Orquestra elástica, emblema da menstruação urbana que os vídeostapes não irão mostrar. O campo daqui é um simulacro do campo de lá. Nós focais obnublados por uma bola a enfrentar o limite real do chão. A morte simbólica do adversário é somente um passo rumo ao troféu. Assim, cada gol servirá de oferenda contra a deterioração limítrofe do sol. O eixo de cada estádio assim se ligará às dimensões subterrâneas do céu. Pelé quer fertilizar o sol.

7 comentários:

Anônimo disse...

Gênio! Vamos fertilizar o Sol com o vinho de Dionísio! Catarse-caos coméia-gol!

Pra dentro deles!

7D

Barbara disse...

No mundo circular dos dias, espero em breve ver outro texto de vocês. Parem de preguiça. Larguem a tv e os jornais. Verborragias circulares agora!
Bjs e adoro vcs ^^

Anônimo disse...

um não-dizer-nada como suporte para um frasismo imagístico .

Augusto Guimaraens Cavalcanti disse...

salve salve o cortesão decadente Roberto Carlos! Não dizer nada? Qual o discurso da poesia? O que a poesia tem que "dizer" para vcs? Que mensagem 1 obra tem que passar? A poesia é esse inutensílio trágico, sem o qual morreríamos de tédio. Salve, salve o pós-dilúvio e a banalidade do futebol! 7A.

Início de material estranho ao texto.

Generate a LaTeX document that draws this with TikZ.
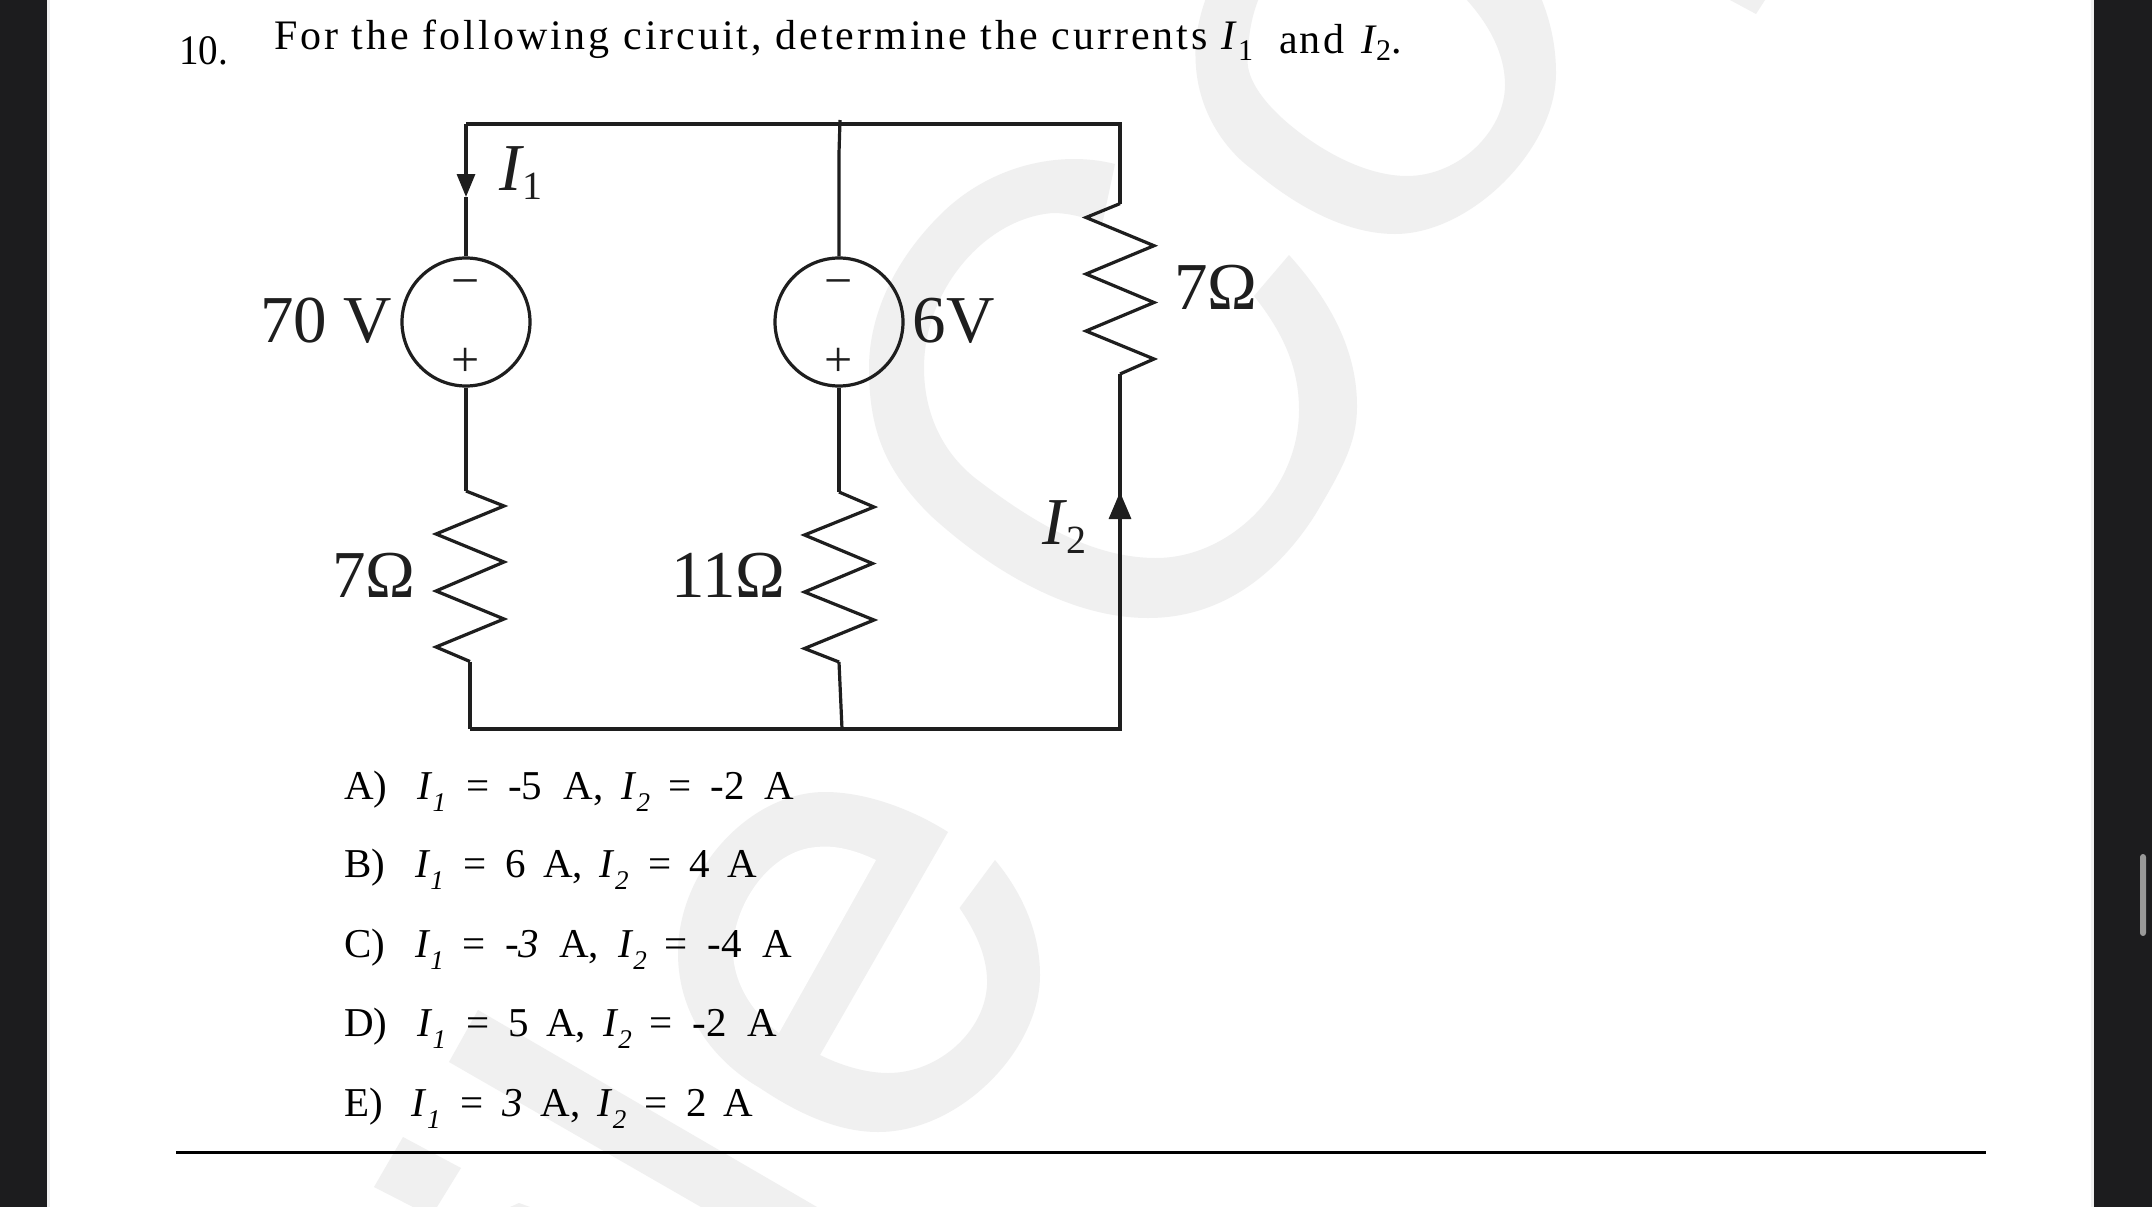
\documentclass[tikz,border=0pt]{standalone}
\usepackage{fontspec}
\usepackage{graphicx}
\setmainfont{Liberation Serif}
\usetikzlibrary{arrows.meta}
\newcommand{\fsz}[1]{\fontsize{#1}{#1}\selectfont}
\newcommand{\gp}[1]{\hspace*{#1pt}}
\newcommand{\optI}[1]{\textit{I}\raisebox{-11.5pt}{\fsz{27}\textit{#1}}}
\newcommand{\spc}[2]{\addfontfeature{LetterSpace=#1}#2}
\tikzset{
  wm/.style={fill=wmgrey,draw=none},
  wire/.style={draw=ink,line width=3.2pt,line join=miter},
  src/.style={circle,draw=ink,line width=3.2pt,minimum size=128pt,inner sep=0pt},
  sign/.style={inner sep=0pt,font=\fsz{50},text=ink},
  lab/.style={anchor=base west,inner sep=0pt,font=\fsz{67},text=ink},
  sublab/.style={anchor=base west,inner sep=0pt,font=\fsz{40},text=ink},
  head/.style={anchor=base west,inner sep=0pt,font=\fsz{42},text=black},
  opt/.style={anchor=base west,inner sep=0pt,font=\fsz{41},text=black},
  tipa/.style={-{Triangle[length=23pt,width=18pt]}},
  tipb/.style={-{Triangle[length=27pt,width=22pt]}}
}
\definecolor{ink}{HTML}{1E1E1E}
\definecolor{wmgrey}{HTML}{F0F0F0}
\definecolor{barc}{HTML}{1C1C1E}
\begin{document}
\begin{tikzpicture}[x=1pt,y=-1pt]
\useasboundingbox (0,0) rectangle (2152,1207);
\fill[white] (0,0) rectangle (2152,1207);
% watermark
\fill[wm] (1206,-2) .. controls (1198,20) and (1195,40) .. (1195.5,57) .. controls (1196,110) and (1225,150) .. (1253,170) .. controls (1300,210) and (1350,234) .. (1395,234) .. controls (1470,234) and (1556,150) .. (1556,73) .. controls (1556,45) and (1550,20) .. (1541,-2)
  -- (1465,-2) .. controls (1490,25) and (1505,55) .. (1505,85) .. controls (1505,130) and (1460,176) .. (1407,176) .. controls (1365,176) and (1320,150) .. (1290,125) .. controls (1260,100) and (1245,75) .. (1248,57) .. controls (1248,35) and (1252,15) .. (1259,-2) -- cycle;
\fill[wm] (1730,0) -- (1756,14) -- (1765,0) -- cycle;
\fill[wm] (1115,164) .. controls (1060,150) and (990,165) .. (940,215) .. controls (890,265) and (869,320) .. (869,368) .. controls (869,430) and (885,470) .. (930,515) .. controls (990,570) and (1070,618) .. (1148,618) .. controls (1225,618) and (1280,570) .. (1315,515) .. controls (1345,465) and (1357,440) .. (1357,406) .. controls (1357,345) and (1325,295) .. (1289,255)
  -- (1254,296) .. controls (1285,335) and (1299,370) .. (1299,410) .. controls (1299,490) and (1230,558) .. (1156,558) .. controls (1090,558) and (1030,520) .. (975,478) .. controls (940,450) and (924,410) .. (924,368) .. controls (924,290) and (985,218) .. (1053,213) .. controls (1070,213) and (1088,218) .. (1102,225) -- cycle;
\fill[wm] (948,832) .. controls (905,805) and (860,792) .. (825,792) .. controls (750,792) and (678,870) .. (678,953) .. controls (678,1020) and (720,1065) .. (760,1088) .. controls (800,1115) and (840,1132) .. (878,1132) .. controls (960,1132) and (1040,1050) .. (1040,975) .. controls (1040,930) and (1020,890) .. (995,860)
  -- (959.5,908) .. controls (978,935) and (988,960) .. (987,985) .. controls (985,1030) and (940,1073) .. (888,1073) .. controls (865,1073) and (840,1065) .. (820,1055) -- cycle;
\fill[white] (876,860) .. controls (855,850) and (835,845) .. (817,847) .. controls (770,850) and (733,905) .. (733,950) .. controls (733,985) and (755,1015) .. (779,1033) -- cycle;
\fill[wm] (478,1010) -- (817,1207) -- (701,1207) -- (449,1062) -- cycle;
\fill[wm] (403,1137) -- (461,1168) -- (437,1207) -- (413,1207) -- (374,1187) -- cycle;
\fill[wm] (519,1203) -- (530,1207) -- (510,1207) -- cycle;
% side bars
\fill[barc] (0,0) rectangle (47,1207);
\fill[barc] (2094,0) rectangle (2152,1207);
\fill[wmgrey] (47,0) rectangle (50,1207);
\fill[wmgrey] (2091,0) rectangle (2094,1207);
\fill[gray!80,rounded corners=3pt] (2140,854) rectangle (2146,936);
% heading
\node[head] (num) at (179,64) {\scalebox{.93}[1]{10.}};
\node[head] (title) at (274,49.5) {\spc{7.1}{For the following circuit, determine the currents}};
\node[head] (ti1) at (1221,49) {\textit{I}};
\node[anchor=base west,inner sep=0pt,font=\fsz{30}] (ts1) at (1238,60) {1};
\node[head] (tand) at (1279,53) {\spc{5}{and}};
\node[head] (ti2) at (1361,53) {\textit{I}};
\node[anchor=base west,inner sep=0pt,font=\fsz{30}] (ts2) at (1376,60) {2};
\node[head] (tdot) at (1391,53) {.};
% circuit
\node[src] (s1) at (466,322) {};
\node[src] (s2) at (839,322) {};
\node[sign] (m1) at (466,289) {−};
\node[sign] (p1) at (466,362.5) {+};
\node[sign] (m2) at (839,289) {−};
\node[sign] (p2) at (839,362.5) {+};
\coordinate (tl) at (466,124);
\coordinate (tm) at (840,120);
\coordinate (tmb) at (839,153);
\coordinate (tr) at (1120,124);
\coordinate (bl) at (470,729);
\coordinate (bm) at (842,729);
\coordinate (br) at (1120,729);
\coordinate (atip) at (466,197);
\coordinate (btip) at (1120,492);
\coordinate (r1a) at (466,491);
\coordinate (r1b) at (470,661.5);
\coordinate (r2a) at (839,492);
\coordinate (r2b) at (839,662);
\coordinate (r3a) at (1120,203.6);
\coordinate (r3b) at (1120,374);
\draw[wire] (bl) -- (br) -- (btip);
\draw[wire] (r3b) -- (btip);
\draw[wire] (tl) -- (tr) -- (r3a);
\draw[wire,tipa] (tl) -- (atip);
\draw[wire] (atip) -- (s1.north);
\draw[wire,tipb] (br) -- (btip);
\draw[wire] (tm) -- (tmb) -- (s2.north);
\draw[wire] (s1.south) -- (r1a);
\draw[wire] (s2.south) -- (r2a);
\draw[wire] (r2b) -- (bm);
\draw[wire] (r1b) -- (bl);
\draw[wire] (r1a) -- (504,506) -- (436,534) -- (504,562) -- (436,591) -- (504,619) -- (436,647) -- (r1b);
\draw[wire] (r2a) -- (874,507) -- (804.5,535) -- (872.5,563.5) -- (804.5,592) -- (874,620) -- (804.5,648.5) -- (r2b);
\draw[wire] (r3a) -- (1086,217.5) -- (1154,245.7) -- (1086,274) -- (1154,302.5) -- (1086,331) -- (1154,359) -- (r3b);
% circuit labels
\node[lab] (v1) at (260,342.5) {70 V};
\node[lab] (v2) at (912.5,342.5) {6V};
\node[lab] (r1) at (332,597) {7Ω};
\node[lab] (r2) at (671,597) {11Ω};
\node[lab] (r3) at (1174,309) {7Ω};
\node[lab] (i1) at (499,190) {\textit{I}};
\node[sublab] (i1s) at (522,199) {1};
\node[lab] (i2) at (1042,544) {\textit{I}};
\node[sublab] (i2s) at (1066,553) {2};
% options
\node[opt] (a) at (344,799.5) {A)\gp{30}\optI{1}\gp{20}=\gp{19}-5\gp{21}A,\gp{18}\optI{2}\gp{18.5}=\gp{19}-2\gp{20}A};
\node[opt] (b) at (344,877.5) {B)\gp{30}\optI{1}\gp{20}=\gp{18}6\gp{17.5}A,\gp{17}\optI{2}\gp{19.5}=\gp{18}4\gp{17.5}A};
\node[opt] (c) at (344,957.5) {C)\gp{30}\optI{1}\gp{19}=\gp{19}-\textit{3}\gp{20}A,\gp{19}\optI{2}\gp{17.5}=\gp{20}-4\gp{21}A};
\node[opt] (d) at (344,1036.5) {D)\gp{30}\optI{1}\gp{20}=\gp{19}5\gp{17.5}A,\gp{17}\optI{2}\gp{17.5}=\gp{20}-2\gp{21}A};
\node[opt] (e) at (344,1116.5) {E)\gp{29}\optI{1}\gp{20}=\gp{19}\textit{3}\gp{17.5}A,\gp{17}\optI{2}\gp{18.5}=\gp{18}2\gp{17.5}A};
% rule
\coordinate (rl) at (176,1152);
\coordinate (rr) at (1986,1152);
\draw[black,line width=3pt] (rl) -- (rr);
\end{tikzpicture}
\end{document}
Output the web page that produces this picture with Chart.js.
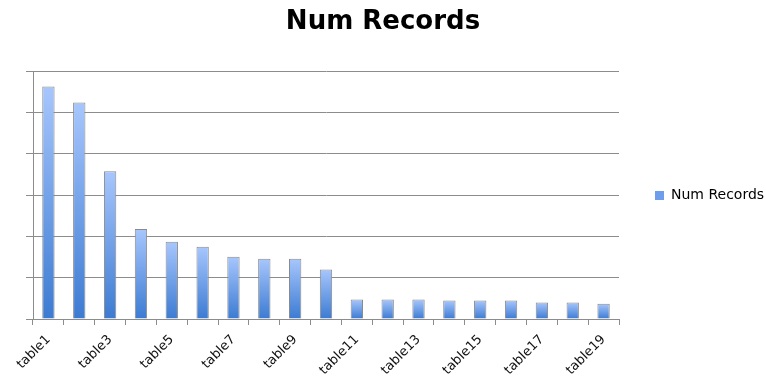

Augusto Guimaraens Cavalcanti disse...

Macunaíma adivinhou Garrincha. Dorival Caymmi [o Macunaíma do dendê, técnico perito em matéria de ócio] aplaude tudo junto com todos os filósofos da praia. O tédio de Romário mimetizará a caça, transmutará caça e caçador; aplausos para o nosso sacerdote de asas quebradas. As traves são planeta grávido de gols, corpos telúricos sexuados, viscerados de noite. Pelé quer fertilizar o sol.

Anônimo disse...

7A, são todas questões em aberto! essa pop art literária, em que só há o superficial, é uma reposta possível, que deve ser tão respeitada quanto qualquer poesia política, de cunho social, que enfatiza o conteúdo, engajada. vem do gosto e da preferência por estilos e escolas a crítica ou o elogio, e espero que meu comentário situe-se no meio, tão inútil quanto o que vocês escrevem. aí é partir pro abraço!

Nathalia Calmon disse...

inutilezas. sempre inutilezas. das superfícies ou das profundezas. ou das alturas! sempre inutilezas. Salve!